Tuesday, May 7, 2013 - 09:06
Thomas J. McCarthy
Christian C. Davis
Rebekah M. Jones

Thomas J. McCarthy

Shiva Aminian

Christian C. Davis

Rebekah M. Jones

On April 16, 2013, the Obama administration, through the departments of State and Commerce, issued important new rules as part of its Export Control Reform (ECR) initiative. These rules, which are the first in a series of new State and Commerce regulations expected in the coming months, become effective on October 15, 2013 and will have a major impact on the aerospace industry, which is heavily regulated under U.S. export control laws. Specifically, the rules will transition control over a number of items manufactured for the aerospace industry from the International Traffic in Arms Regulations (ITAR) to the Export Administration Regulations (EAR), requiring aerospace companies around the world that manufacture, export or re-export ITAR-controlled items to evaluate and amend their current authorizations and to restructure compliance activities in order to meet tight regulatory deadlines and avoid violations of the new laws. As further ECR final rules are published, companies in other regulated industries will also need to account for additional changes within this evolving framework.

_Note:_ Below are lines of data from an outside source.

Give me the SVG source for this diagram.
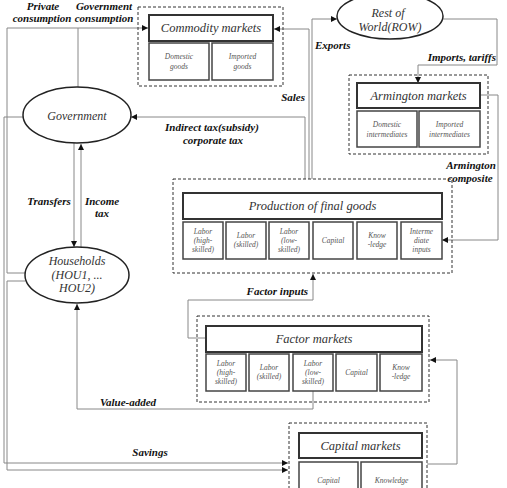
<svg xmlns="http://www.w3.org/2000/svg" width="507" height="488" viewBox="0 0 507 488">
<style>
.dash{fill:none;stroke:#333;stroke-width:1;stroke-dasharray:3,2}
.title{fill:#fff;stroke:#333;stroke-width:2}
.sub{fill:#fff;stroke:#444;stroke-width:1.5}
.ell{fill:#fff;stroke:#222;stroke-width:1.5}
.tt{font-family:"Liberation Serif",serif;font-style:italic;font-size:12.5px;fill:#333;text-anchor:middle}
.st{font-family:"Liberation Serif",serif;font-style:italic;font-size:7.5px;fill:#555;text-anchor:middle}
.et{font-family:"Liberation Serif",serif;font-style:italic;font-size:12px;fill:#333;text-anchor:middle}
.lb{font-family:"Liberation Serif",serif;font-style:italic;font-weight:bold;font-size:11px;fill:#111}
.c{fill:none;stroke:#888;stroke-width:1;marker-end:url(#ah)}
.cn{fill:none;stroke:#888;stroke-width:1}
</style>
<defs>
<marker id="ah" markerUnits="userSpaceOnUse" markerWidth="6" markerHeight="6" refX="6" refY="3" orient="auto">
<path d="M0,0 L6,3 L0,6 z" fill="#111"/>
</marker>
</defs>
<rect width="507" height="488" fill="#fff"/>

<g id="connectors">
<path class="c" d="M25,273 H7 V28 H148"/>
<path class="cn" d="M78,87 V28"/>
<path class="c" d="M23,117 H4 V463 H288"/>
<path class="c" d="M25,281 H7 V470 H288"/>
<path class="c" d="M74,143 V247"/>
<path class="c" d="M81,247 V144"/>
<path class="c" d="M305,179 V117 H131"/>
<path class="c" d="M309,179 V29 H274"/>
<path class="c" d="M312,179 V19 H337"/>
<path class="c" d="M443,19 H497 V65 H418 V83"/>
<path class="c" d="M480,95 H498 V240 H442"/>
<path class="c" d="M206,338 H188 V300 H313 V274"/>
<path class="c" d="M313,391 V409 H77 V304"/>
<path class="c" d="M427,464 H457 V360 H430"/>
</g>

<g id="labels">
<text class="lb" x="43" y="10" text-anchor="middle">Private</text>
<text class="lb" x="42" y="22" text-anchor="middle">consumption</text>
<text class="lb" x="104" y="10" text-anchor="middle">Government</text>
<text class="lb" x="104" y="22" text-anchor="middle">consumption</text>
<text class="lb" x="212" y="131" text-anchor="middle">Indirect tax(subsidy)</text>
<text class="lb" x="213" y="144" text-anchor="middle">corporate tax</text>
<text class="lb" x="305" y="101" text-anchor="end">Sales</text>
<text class="lb" x="315" y="49">Exports</text>
<text class="lb" x="496" y="61" text-anchor="end">Imports, tariffs</text>
<text class="lb" x="471" y="169" text-anchor="middle">Armington</text>
<text class="lb" x="470" y="182" text-anchor="middle">composite</text>
<text class="lb" x="49" y="205" text-anchor="middle">Transfers</text>
<text class="lb" x="102" y="205" text-anchor="middle">Income</text>
<text class="lb" x="102" y="217" text-anchor="middle">tax</text>
<text class="lb" x="308" y="295" text-anchor="end">Factor inputs</text>
<text class="lb" x="128" y="406" text-anchor="middle">Value-added</text>
<text class="lb" x="150" y="456" text-anchor="middle">Savings</text>
</g>

<g id="commodity-markets">
<rect class="dash" x="138" y="7" width="145" height="79"/>
<rect class="title" x="149" y="15" width="124" height="26"/>
<text class="tt" x="211" y="32">Commodity markets</text>
<rect class="sub" x="149" y="43" width="60" height="37"/>
<text class="st" x="179" y="59">Domestic</text>
<text class="st" x="179" y="69">goods</text>
<rect class="sub" x="212" y="43" width="61" height="37"/>
<text class="st" x="242.5" y="59">Imported</text>
<text class="st" x="242.5" y="69">goods</text>
</g>

<g id="rest-of-world">
<ellipse class="ell" cx="390" cy="16" rx="53" ry="23"/>
<text class="et" x="388" y="17">Rest of</text>
<text class="et" x="390" y="31">World(ROW)</text>
</g>

<g id="government">
<ellipse class="ell" cx="77" cy="115" rx="54" ry="28"/>
<text class="et" x="77" y="120">Government</text>
</g>

<g id="households">
<ellipse class="ell" cx="77" cy="275" rx="52" ry="28"/>
<text class="et" x="77" y="265">Households</text>
<text class="et" x="77" y="279">(HOU1, ...</text>
<text class="et" x="77" y="292">HOU2)</text>
</g>

<g id="armington-markets">
<rect class="dash" x="349" y="75" width="139" height="79"/>
<rect class="title" x="357" y="83" width="123" height="25"/>
<text class="tt" x="418.5" y="100">Armington markets</text>
<rect class="sub" x="357" y="111" width="60" height="36"/>
<text class="st" x="387" y="127">Domestic</text>
<text class="st" x="387" y="137">intermediates</text>
<rect class="sub" x="419" y="111" width="61" height="36"/>
<text class="st" x="449.5" y="127">Imported</text>
<text class="st" x="449.5" y="137">intermediates</text>
</g>

<g id="production">
<rect class="dash" x="173" y="179" width="279" height="94"/>
<rect class="title" x="183" y="193" width="259" height="26"/>
<text class="tt" x="312.5" y="210">Production of final goods</text>
<rect class="sub" x="183" y="222" width="40" height="37"/>
<text class="st" x="203" y="234">Labor</text>
<text class="st" x="203" y="243">(high-</text>
<text class="st" x="203" y="252">skilled)</text>
<rect class="sub" x="226" y="222" width="40" height="37"/>
<text class="st" x="246" y="238">Labor</text>
<text class="st" x="246" y="247">(skilled)</text>
<rect class="sub" x="269" y="222" width="40" height="37"/>
<text class="st" x="289" y="234">Labor</text>
<text class="st" x="289" y="243">(low-</text>
<text class="st" x="289" y="252">skilled)</text>
<rect class="sub" x="313" y="222" width="40" height="37"/>
<text class="st" x="333" y="243">Capital</text>
<rect class="sub" x="357" y="222" width="40" height="37"/>
<text class="st" x="377" y="238">Know</text>
<text class="st" x="377" y="247">-ledge</text>
<rect class="sub" x="401" y="222" width="41" height="37"/>
<text class="st" x="421.5" y="234">Interme</text>
<text class="st" x="421.5" y="243">diate</text>
<text class="st" x="421.5" y="252">inputs</text>
</g>

<g id="factor-markets">
<rect class="dash" x="197" y="316" width="232" height="86"/>
<rect class="title" x="206" y="326" width="216" height="26"/>
<text class="tt" x="314" y="343">Factor markets</text>
<rect class="sub" x="206" y="354" width="40" height="37"/>
<text class="st" x="226" y="366">Labor</text>
<text class="st" x="226" y="375">(high-</text>
<text class="st" x="226" y="384">skilled)</text>
<rect class="sub" x="249" y="354" width="40" height="37"/>
<text class="st" x="269" y="370">Labor</text>
<text class="st" x="269" y="379">(skilled)</text>
<rect class="sub" x="293" y="354" width="40" height="37"/>
<text class="st" x="313" y="366">Labor</text>
<text class="st" x="313" y="375">(low-</text>
<text class="st" x="313" y="384">skilled)</text>
<rect class="sub" x="336" y="354" width="41" height="37"/>
<text class="st" x="356.5" y="375">Capital</text>
<rect class="sub" x="380" y="354" width="42" height="37"/>
<text class="st" x="401" y="370">Know</text>
<text class="st" x="401" y="379">-ledge</text>
</g>

<g id="capital-markets">
<rect class="dash" x="289" y="423" width="138" height="80"/>
<rect class="title" x="299" y="433" width="123" height="25"/>
<text class="tt" x="360.5" y="450">Capital markets</text>
<rect class="sub" x="299" y="462" width="59" height="40"/>
<text class="st" x="328.5" y="483">Capital</text>
<rect class="sub" x="361" y="462" width="61" height="40"/>
<text class="st" x="391.5" y="483">Knowledge</text>
</g>
</svg>
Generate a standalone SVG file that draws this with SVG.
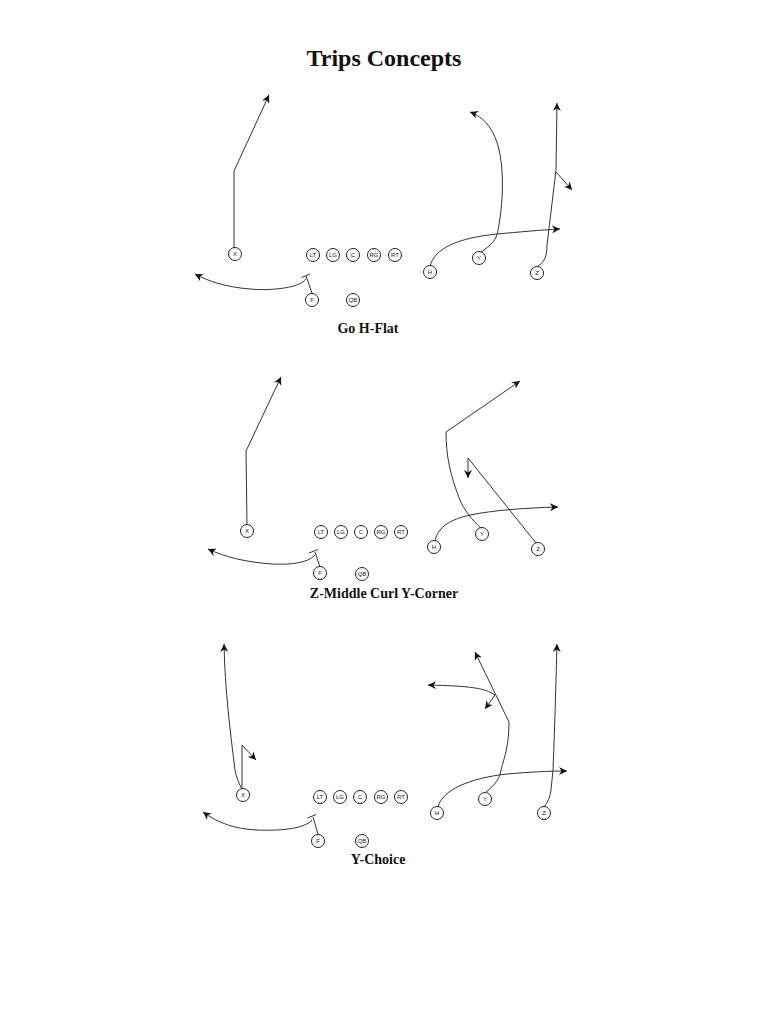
<svg xmlns="http://www.w3.org/2000/svg" width="768" height="1024" viewBox="0 0 768 1024">
<defs>
<marker id="ah" markerUnits="userSpaceOnUse" markerWidth="9" markerHeight="8" refX="8" refY="4" orient="auto">
<path d="M0,0 L8,4 L0,8 L2.5,4 Z" fill="#111"/>
</marker>
</defs>
<style>
.r{fill:none;stroke:#333;stroke-width:1;marker-end:url(#ah)}
.l{fill:none;stroke:#333;stroke-width:1}
.n circle{fill:#fff;stroke:#222;stroke-width:1}
.n text{font-family:"Liberation Sans",Arial,sans-serif;font-size:6px;text-anchor:middle;fill:#222}
.t{font-family:"Liberation Serif","Times New Roman",serif;font-weight:bold;text-anchor:middle;fill:#111}
</style>
<rect width="768" height="1024" fill="#fff"/>
<text class="t" x="384" y="66" font-size="24">Trips Concepts</text>

<!-- Diagram 1 -->
<g id="d1-routes">
<path class="r" d="M234,248 L234,171 L269,95"/>
<path class="r" d="M430,266 C435,248 458,238 497,234 C520,232 540,230 560,229"/>
<path class="r" d="M481,252 C490,246 497,240 498,230 C504,200 506,150 490,128 C485,120 478,115 470,112"/>
<path class="r" d="M538,266 C545,262 547,255 547,245 L556,170 L557,103"/>
<path class="r" d="M556,172 L572,190"/>
<path class="l" d="M312,293 L306,276"/>
<path class="l" d="M301.5,277.5 L310,274"/>
<path class="r" d="M306,279 C300,288 270,291 250,289 C225,287 208,281 195,274"/>
</g>
<g id="d1-X" class="n"><circle cx="235" cy="254" r="6.5"/><text x="235" y="256">X</text></g>
<g id="d1-LT" class="n"><circle cx="313" cy="255" r="6.5"/><text x="313" y="257">LT</text></g>
<g id="d1-LG" class="n"><circle cx="333" cy="255" r="6.5"/><text x="333" y="257">LG</text></g>
<g id="d1-C" class="n"><circle cx="353" cy="255" r="6.5"/><text x="353" y="257">C</text></g>
<g id="d1-RG" class="n"><circle cx="374" cy="255" r="6.5"/><text x="374" y="257">RG</text></g>
<g id="d1-RT" class="n"><circle cx="395" cy="255" r="6.5"/><text x="395" y="257">RT</text></g>
<g id="d1-H" class="n"><circle cx="430" cy="272" r="6.5"/><text x="430" y="274">H</text></g>
<g id="d1-Y" class="n"><circle cx="479" cy="258" r="6.5"/><text x="479" y="260">Y</text></g>
<g id="d1-Z" class="n"><circle cx="537" cy="273" r="6.5"/><text x="537" y="275">Z</text></g>
<g id="d1-F" class="n"><circle cx="312" cy="300" r="6.5"/><text x="312" y="302">F</text></g>
<g id="d1-QB" class="n"><circle cx="353" cy="300" r="6.5"/><text x="353" y="302">QB</text></g>
<text class="t" x="368" y="333" font-size="14">Go H-Flat</text>

<!-- Diagram 2 -->
<g id="d2-routes">
<path class="r" d="M247,525 L246,451 L281,377"/>
<path class="r" d="M481,528 C472,520 464,510 460,500 C450,475 446,455 446,432 L520,381"/>
<path class="r" d="M435,541 C438,526 452,519 470,515 C495,510 525,508 558,507"/>
<path class="r" d="M536,543 L468,458 L468,478"/>
<path class="l" d="M320,567 L315,552"/>
<path class="l" d="M309,553 L318,549.5"/>
<path class="r" d="M315,555 C308,563 290,565 272,564 C245,562 225,557 208,549"/>
</g>
<g id="d2-X" class="n"><circle cx="247" cy="531" r="6.5"/><text x="247" y="533">X</text></g>
<g id="d2-LT" class="n"><circle cx="321" cy="532" r="6.5"/><text x="321" y="534">LT</text></g>
<g id="d2-LG" class="n"><circle cx="341" cy="532" r="6.5"/><text x="341" y="534">LG</text></g>
<g id="d2-C" class="n"><circle cx="361" cy="532" r="6.5"/><text x="361" y="534">C</text></g>
<g id="d2-RG" class="n"><circle cx="381" cy="532" r="6.5"/><text x="381" y="534">RG</text></g>
<g id="d2-RT" class="n"><circle cx="401" cy="532" r="6.5"/><text x="401" y="534">RT</text></g>
<g id="d2-H" class="n"><circle cx="434" cy="547" r="6.5"/><text x="434" y="549">H</text></g>
<g id="d2-Y" class="n"><circle cx="482" cy="534" r="6.5"/><text x="482" y="536">Y</text></g>
<g id="d2-Z" class="n"><circle cx="538" cy="549" r="6.5"/><text x="538" y="551">Z</text></g>
<g id="d2-F" class="n"><circle cx="320" cy="573" r="6.5"/><text x="320" y="575">F</text></g>
<g id="d2-QB" class="n"><circle cx="362" cy="574" r="6.5"/><text x="362" y="576">QB</text></g>
<text class="t" x="384" y="598" font-size="14">Z-Middle Curl Y-Corner</text>

<!-- Diagram 3 -->
<g id="d3-routes">
<path class="r" d="M242,789 C238,782 236,776 235,770 C230,730 225,690 224,644"/>
<path class="r" d="M242,789 L242,745 L256,760"/>
<path class="r" d="M486,792 C495,785 500,778 501,770 C505,755 509,745 509,722 L475,652"/>
<path class="r" d="M495,695 C485,688 470,686 428,685"/>
<path class="r" d="M495,695 L485,709"/>
<path class="r" d="M438,807 C442,790 470,778 507,774 C530,772 548,771 567,771"/>
<path class="r" d="M544,807 C548,802 550,797 551,790 L553,770 C555,720 556,680 557,644"/>
<path class="l" d="M318,834 L313,817"/>
<path class="l" d="M307.5,818 L316,814.5"/>
<path class="r" d="M312,820 C305,828 285,831 257,830 C235,829 218,823 203,812"/>
</g>
<g id="d3-X" class="n"><circle cx="243" cy="795" r="6.5"/><text x="243" y="797">X</text></g>
<g id="d3-LT" class="n"><circle cx="320" cy="797" r="6.5"/><text x="320" y="799">LT</text></g>
<g id="d3-LG" class="n"><circle cx="340" cy="797" r="6.5"/><text x="340" y="799">LG</text></g>
<g id="d3-C" class="n"><circle cx="360" cy="797" r="6.5"/><text x="360" y="799">C</text></g>
<g id="d3-RG" class="n"><circle cx="381" cy="797" r="6.5"/><text x="381" y="799">RG</text></g>
<g id="d3-RT" class="n"><circle cx="401" cy="797" r="6.5"/><text x="401" y="799">RT</text></g>
<g id="d3-H" class="n"><circle cx="437" cy="813" r="6.5"/><text x="437" y="815">H</text></g>
<g id="d3-Y" class="n"><circle cx="485" cy="799" r="6.5"/><text x="485" y="801">Y</text></g>
<g id="d3-Z" class="n"><circle cx="544" cy="813" r="6.5"/><text x="544" y="815">Z</text></g>
<g id="d3-F" class="n"><circle cx="318" cy="841" r="6.5"/><text x="318" y="843">F</text></g>
<g id="d3-QB" class="n"><circle cx="362" cy="841" r="6.5"/><text x="362" y="843">QB</text></g>
<text class="t" x="378" y="864" font-size="14">Y-Choice</text>
</svg>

Summary Of U​.S. Export Control Laws

U.S. export controls are primarily comprised of two major regulatory regimes: (i) the ITAR, administered by the U.S. Department of State (“State”); and (ii) the EAR, administered by the U.S. Department of Commerce (“Commerce”). The ITAR regulates the export of military commodities, technical data and services (i.e., defense articles and services) and requires authorization (either a license or an exemption) from the agency for all exports. The EAR regulates the export of commodities, software and technologies that have a commercial and some other strategic application (e.g., military, terrorism, etc.) – often referred to as “dual-use” – and requires licensing based on the classification of the item under the EAR, its destination, end use and end user. The broad reach of these laws can affect activities all over the world that have a U.S. nexus, including mergers and acquisitions, the structure of supply chains, types of permissible customers and end users, employment decisions and information technology networks, among others.

Major Reforms

The ITAR includes a list of covered items, known as the U.S. Munitions List (USML). Similarly, the EAR contains a list of items that are covered, known as the Commerce Control List (CCL). The new rules make substantial changes to the structure of the USML and CCL, transfer certain items from the USML to the CCL, provide more precise guidance on making decisions regarding whether an item is subject to the ITAR or EAR, and update how items may be exported under export licenses and exemptions. As noted above, the new rules become effective on October 15, 2013.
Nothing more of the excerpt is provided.